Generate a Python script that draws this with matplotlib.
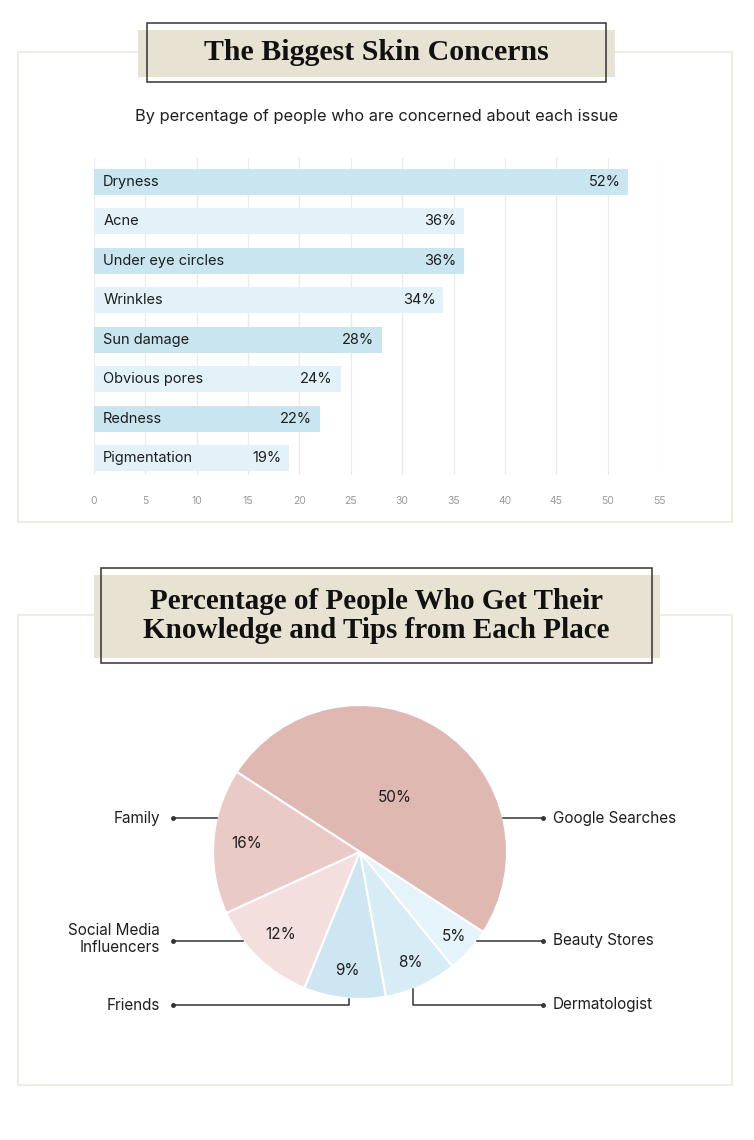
"""
Skin concerns bar chart + knowledge sources pie chart
"""
import numpy as np
import matplotlib.pyplot as plt
from matplotlib.patches import Rectangle

concerns = ['Dryness', 'Acne', 'Under eye circles', 'Wrinkles', 'Sun damage',
            'Obvious pores', 'Redness', 'Pigmentation']
concern_pct = [52, 36, 36, 34, 28, 24, 22, 19]
x_ticks = [0, 5, 10, 15, 20, 25, 30, 35, 40, 45, 50, 55]

sources = ['Google Searches', 'Family', 'Social Media\nInfluencers', 'Friends',
           'Dermatologist', 'Beauty Stores']
source_pct = [50, 16, 12, 9, 8, 5]

W, H = 754, 1140
SANS = 'Inter'
SERIF = 'Liberation Serif'
INK = '#1e1e1e'
BEIGE = '#e8e2d3'
FRAME = '#ece9df'

fig = plt.figure(figsize=(W / 100, H / 100), dpi=100)
fig.patch.set_facecolor('white')

# overlay axes in pixel units (y measured from the top)
bg = fig.add_axes([0, 0, 1, 1])
bg.set_xlim(0, W)
bg.set_ylim(0, H)
bg.axis('off')


def Y(py):
    return H - py


def title_box(fill, outline, text, ty, size):
    fx0, fy0, fx1, fy1 = fill
    bg.add_patch(Rectangle((fx0, Y(fy1)), fx1 - fx0, fy1 - fy0, fc=BEIGE, ec='none', zorder=2))
    ox0, oy0, ox1, oy1 = outline
    bg.add_patch(Rectangle((ox0, Y(oy1)), ox1 - ox0, oy1 - oy0, fc='none', ec='#333333', lw=1.1, zorder=3))
    bg.text((ox0 + ox1) / 2, Y(ty), text, ha='center', va='center', fontsize=size,
            family=SERIF, weight='bold', color='#111111', zorder=4, linespacing=1.12)


# panel frames
bg.add_patch(Rectangle((18, Y(522)), 714, 470, fc='none', ec=FRAME, lw=1.2, zorder=1))
bg.add_patch(Rectangle((18, Y(1085)), 714, 470, fc='none', ec=FRAME, lw=1.2, zorder=1))

title_box((138, 30, 615, 77), (147, 23, 606, 82), 'The Biggest Skin Concerns', 52, 21.5)
title_box((94, 575, 660, 658), (101, 568, 652, 663),
          'Percentage of People Who Get Their\nKnowledge and Tips from Each Place', 616, 21)

bg.text(377, Y(117), 'By percentage of people who are concerned about each issue',
        ha='center', va='center', fontsize=11.8, family=SANS, color=INK)

# ---- bar chart
ax = fig.add_axes([94 / W, 1 - 475 / H, 565 / W, 317 / H])
ax.set_facecolor('none')
y = np.arange(len(concerns))
colors = ['#c8e5f0' if i % 2 == 0 else '#e3f2f9' for i in y]
ax.barh(y, concern_pct, height=0.66, color=colors, zorder=2)
for yi, name, v in zip(y, concerns, concern_pct):
    ax.text(0.9, yi, name, ha='left', va='center', fontsize=10.5, family=SANS, color=INK, zorder=3)
    ax.text(v - 0.75, yi, f'{v}%', ha='right', va='center', fontsize=10.5, family=SANS, color=INK, zorder=3)
ax.set_xlim(0, 55)
ax.set_ylim(len(concerns) - 0.57, -0.61)
ax.set_xticks(x_ticks)
ax.set_xticklabels([str(t) for t in x_ticks], fontsize=7.5, family=SANS, color='#9a9a9a')
ax.tick_params(axis='x', length=0, pad=15)
ax.set_yticks([])
ax.grid(axis='x', color='#ebebeb', lw=1, zorder=0)
for s in ax.spines.values():
    s.set_visible(False)

# ---- pie chart
cx, cy, r = 360, 852, 147
pie_colors = ['#e0b8b2', '#eacac6', '#f3e0de', '#cde6f1', '#d8ecf5', '#e5f3fa']
wedges, _ = bg.pie(source_pct, colors=pie_colors, startangle=-33, counterclock=True,
                   center=(cx, Y(cy)), radius=r,
                   wedgeprops=dict(edgecolor='white', linewidth=1.5), frame=True)
bg.set_xlim(0, W)
bg.set_ylim(0, H)
bg.set_aspect('auto')
bg.axis('off')

pct_dist = [0.44, 0.77, 0.78, 0.81, 0.83, 0.86]
for w, v, d in zip(wedges, source_pct, pct_dist):
    ang = np.deg2rad((w.theta1 + w.theta2) / 2)
    bg.text(cx + d * r * np.cos(ang), Y(cy) + d * r * np.sin(ang), f'{v}%',
            ha='center', va='center', fontsize=11, family=SANS, color=INK, zorder=5)

# callouts: (label row y, side, vertical anchor x or None)
callouts = [(818, 'right', None), (818, 'left', None), (941, 'left', None),
            (1005, 'left', 349), (1005, 'right', 413), (941, 'right', None)]
for name, (ly, side, vx) in zip(sources, callouts):
    dot_x = 543 if side == 'right' else 173
    if vx is None:
        dx = np.sqrt(r ** 2 - (ly - cy) ** 2)
        edge_x = cx + dx if side == 'right' else cx - dx
        xs, ys = [edge_x, dot_x], [Y(ly), Y(ly)]
    else:
        edge_y = cy + np.sqrt(r ** 2 - (vx - cx) ** 2)
        xs, ys = [vx, vx, dot_x], [Y(edge_y), Y(ly), Y(ly)]
    bg.plot(xs, ys, color='#333333', lw=1.1, zorder=4)
    bg.plot([dot_x], [Y(ly)], 'o', color='#333333', ms=2.5, zorder=4)
    if side == 'right':
        bg.text(553, Y(ly), name, ha='left', va='center', fontsize=11, family=SANS, color=INK)
    else:
        bg.text(160, Y(ly - 2 if '\n' in name else ly), name, ha='right', va='center',
                fontsize=11, family=SANS, color=INK, multialignment='right', linespacing=1.2)

fig.savefig('out.png', dpi=100, facecolor='white')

▸ **Exercise instructions**
Repeat the material above in full and exactly, omitting the pictures.

▸ **Response**
Generate a Python script that draws this with matplotlib.
"""
Skin concerns bar chart + knowledge sources pie chart
"""
import numpy as np
import matplotlib.pyplot as plt
from matplotlib.patches import Rectangle

concerns = ['Dryness', 'Acne', 'Under eye circles', 'Wrinkles', 'Sun damage',
            'Obvious pores', 'Redness', 'Pigmentation']
concern_pct = [52, 36, 36, 34, 28, 24, 22, 19]
x_ticks = [0, 5, 10, 15, 20, 25, 30, 35, 40, 45, 50, 55]

sources = ['Google Searches', 'Family', 'Social Media\nInfluencers', 'Friends',
           'Dermatologist', 'Beauty Stores']
source_pct = [50, 16, 12, 9, 8, 5]

W, H = 754, 1140
SANS = 'Inter'
SERIF = 'Liberation Serif'
INK = '#1e1e1e'
BEIGE = '#e8e2d3'
FRAME = '#ece9df'

fig = plt.figure(figsize=(W / 100, H / 100), dpi=100)
fig.patch.set_facecolor('white')

# overlay axes in pixel units (y measured from the top)
bg = fig.add_axes([0, 0, 1, 1])
bg.set_xlim(0, W)
bg.set_ylim(0, H)
bg.axis('off')


def Y(py):
    return H - py


def title_box(fill, outline, text, ty, size):
    fx0, fy0, fx1, fy1 = fill
    bg.add_patch(Rectangle((fx0, Y(fy1)), fx1 - fx0, fy1 - fy0, fc=BEIGE, ec='none', zorder=2))
    ox0, oy0, ox1, oy1 = outline
    bg.add_patch(Rectangle((ox0, Y(oy1)), ox1 - ox0, oy1 - oy0, fc='none', ec='#333333', lw=1.1, zorder=3))
    bg.text((ox0 + ox1) / 2, Y(ty), text, ha='center', va='center', fontsize=size,
            family=SERIF, weight='bold', color='#111111', zorder=4, linespacing=1.12)


# panel frames
bg.add_patch(Rectangle((18, Y(522)), 714, 470, fc='none', ec=FRAME, lw=1.2, zorder=1))
bg.add_patch(Rectangle((18, Y(1085)), 714, 470, fc='none', ec=FRAME, lw=1.2, zorder=1))

title_box((138, 30, 615, 77), (147, 23, 606, 82), 'The Biggest Skin Concerns', 52, 21.5)
title_box((94, 575, 660, 658), (101, 568, 652, 663),
          'Percentage of People Who Get Their\nKnowledge and Tips from Each Place', 616, 21)

bg.text(377, Y(117), 'By percentage of people who are concerned about each issue',
        ha='center', va='center', fontsize=11.8, family=SANS, color=INK)

# ---- bar chart
ax = fig.add_axes([94 / W, 1 - 475 / H, 565 / W, 317 / H])
ax.set_facecolor('none')
y = np.arange(len(concerns))
colors = ['#c8e5f0' if i % 2 == 0 else '#e3f2f9' for i in y]
ax.barh(y, concern_pct, height=0.66, color=colors, zorder=2)
for yi, name, v in zip(y, concerns, concern_pct):
    ax.text(0.9, yi, name, ha='left', va='center', fontsize=10.5, family=SANS, color=INK, zorder=3)
    ax.text(v - 0.75, yi, f'{v}%', ha='right', va='center', fontsize=10.5, family=SANS, color=INK, zorder=3)
ax.set_xlim(0, 55)
ax.set_ylim(len(concerns) - 0.57, -0.61)
ax.set_xticks(x_ticks)
ax.set_xticklabels([str(t) for t in x_ticks], fontsize=7.5, family=SANS, color='#9a9a9a')
ax.tick_params(axis='x', length=0, pad=15)
ax.set_yticks([])
ax.grid(axis='x', color='#ebebeb', lw=1, zorder=0)
for s in ax.spines.values():
    s.set_visible(False)

# ---- pie chart
cx, cy, r = 360, 852, 147
pie_colors = ['#e0b8b2', '#eacac6', '#f3e0de', '#cde6f1', '#d8ecf5', '#e5f3fa']
wedges, _ = bg.pie(source_pct, colors=pie_colors, startangle=-33, counterclock=True,
                   center=(cx, Y(cy)), radius=r,
                   wedgeprops=dict(edgecolor='white', linewidth=1.5), frame=True)
bg.set_xlim(0, W)
bg.set_ylim(0, H)
bg.set_aspect('auto')
bg.axis('off')

pct_dist = [0.44, 0.77, 0.78, 0.81, 0.83, 0.86]
for w, v, d in zip(wedges, source_pct, pct_dist):
    ang = np.deg2rad((w.theta1 + w.theta2) / 2)
    bg.text(cx + d * r * np.cos(ang), Y(cy) + d * r * np.sin(ang), f'{v}%',
            ha='center', va='center', fontsize=11, family=SANS, color=INK, zorder=5)

# callouts: (label row y, side, vertical anchor x or None)
callouts = [(818, 'right', None), (818, 'left', None), (941, 'left', None),
            (1005, 'left', 349), (1005, 'right', 413), (941, 'right', None)]
for name, (ly, side, vx) in zip(sources, callouts):
    dot_x = 543 if side == 'right' else 173
    if vx is None:
        dx = np.sqrt(r ** 2 - (ly - cy) ** 2)
        edge_x = cx + dx if side == 'right' else cx - dx
        xs, ys = [edge_x, dot_x], [Y(ly), Y(ly)]
    else:
        edge_y = cy + np.sqrt(r ** 2 - (vx - cx) ** 2)
        xs, ys = [vx, vx, dot_x], [Y(edge_y), Y(ly), Y(ly)]
    bg.plot(xs, ys, color='#333333', lw=1.1, zorder=4)
    bg.plot([dot_x], [Y(ly)], 'o', color='#333333', ms=2.5, zorder=4)
    if side == 'right':
        bg.text(553, Y(ly), name, ha='left', va='center', fontsize=11, family=SANS, color=INK)
    else:
        bg.text(160, Y(ly - 2 if '\n' in name else ly), name, ha='right', va='center',
                fontsize=11, family=SANS, color=INK, multialignment='right', linespacing=1.2)

fig.savefig('out.png', dpi=100, facecolor='white')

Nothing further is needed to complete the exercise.